Question

$$ {\displaystyle \frac{1}{x}-\frac{x}{25}=0}$$

Answer

**step1** Understanding the Problem

The problem asks us to find a number, represented by 'x', such that when we take the fraction one over that number ($$\frac{1}{x}$$) and subtract the fraction of that number over twenty-five ($$\frac{x}{25}$$), the result is zero. This means that the two fractions must be equal to each other: $$\frac{1}{x} = \frac{x}{25}$$. Our goal is to find the value of 'x' that makes this statement true.

**step2** Exploring Relationships for Equivalent Fractions

We are looking for a positive whole number 'x' that makes the fraction $$\frac{1}{x}$$ equal to the fraction $$\frac{x}{25}$$. When two fractions are equal, there is a special relationship between their numerators and denominators. For example, if $$\frac{A}{B} = \frac{C}{D}$$, then it is always true that $$A \times D = B \times C$$.
Applying this idea to our problem:
The numerator of the first fraction is 1. The denominator of the second fraction is 25.
Their product is $$1 \times 25$$.
The denominator of the first fraction is 'x'. The numerator of the second fraction is 'x'.
Their product is $$x \times x$$.
For the fractions to be equal, these two products must be the same. So, we need $$1 \times 25$$ to be equal to $$x \times x$$.
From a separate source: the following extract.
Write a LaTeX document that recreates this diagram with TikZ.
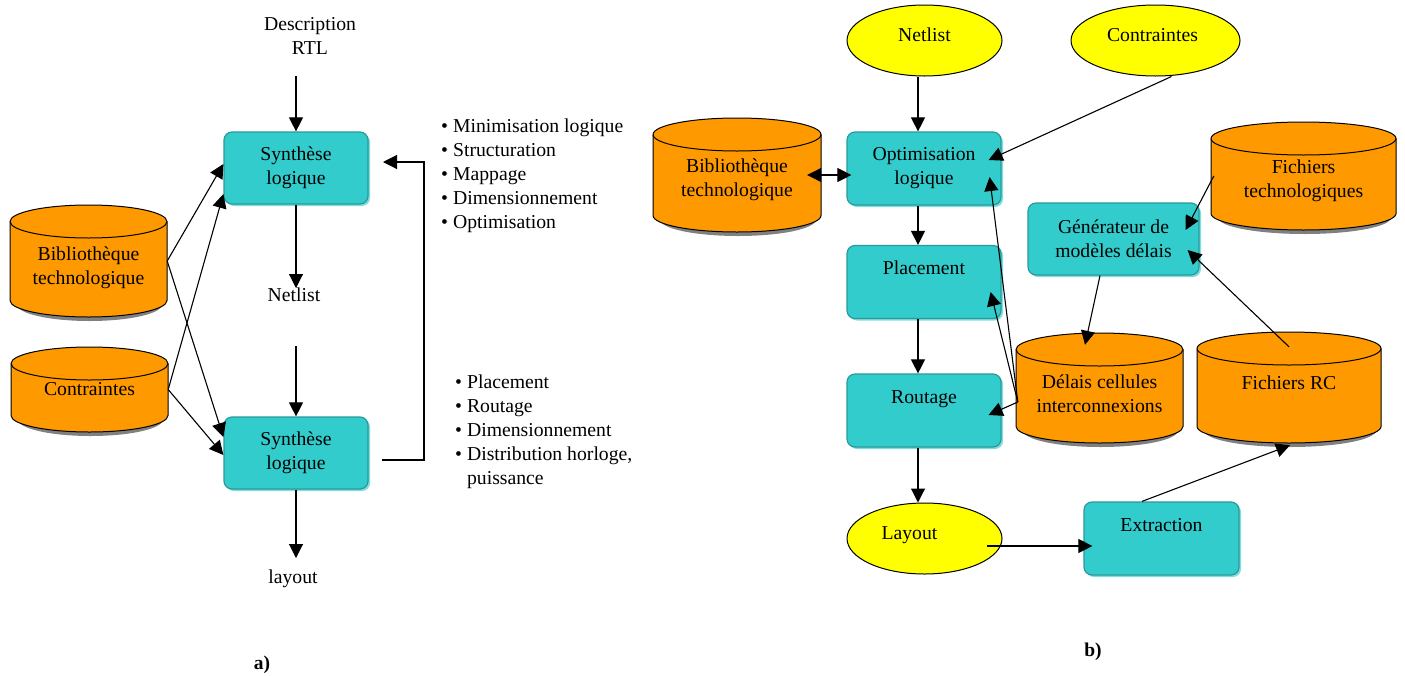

**step3** Finding the Value of 'x'

From the previous step, we established that we need to find a number 'x' such that $$x \times x = 1 \times 25$$.
First, let's calculate the value of $$1 \times 25$$:
$$1 \times 25 = 25$$.
Now, we need to find a number 'x' that, when multiplied by itself, results in 25. Let's recall our multiplication facts:
$$1 \times 1 = 1$$
$$2 \times 2 = 4$$
$$3 \times 3 = 9$$
$$4 \times 4 = 16$$
$$5 \times 5 = 25$$
From these facts, we see that if 'x' is 5, then $$x \times x$$ is 25. So, 'x' can be 5.

**step4** Verifying the Solution

To ensure our solution is correct, let's substitute 'x = 5' back into the original equation:
$$\frac{1}{5} - \frac{5}{25} = 0$$
First, let's simplify the fraction $$\frac{5}{25}$$. We can divide both the numerator and the denominator by their greatest common factor, which is 5.
$$5 \div 5 = 1$$
$$25 \div 5 = 5$$
So, the fraction $$\frac{5}{25}$$ is equivalent to $$\frac{1}{5}$$.
Now, substitute this simplified fraction back into the equation:
$$\frac{1}{5} - \frac{1}{5}$$
When we subtract a number from itself, the result is zero.
$$\frac{1}{5} - \frac{1}{5} = 0$$.
Since $$0 = 0$$, our value of x=5 correctly solves the problem.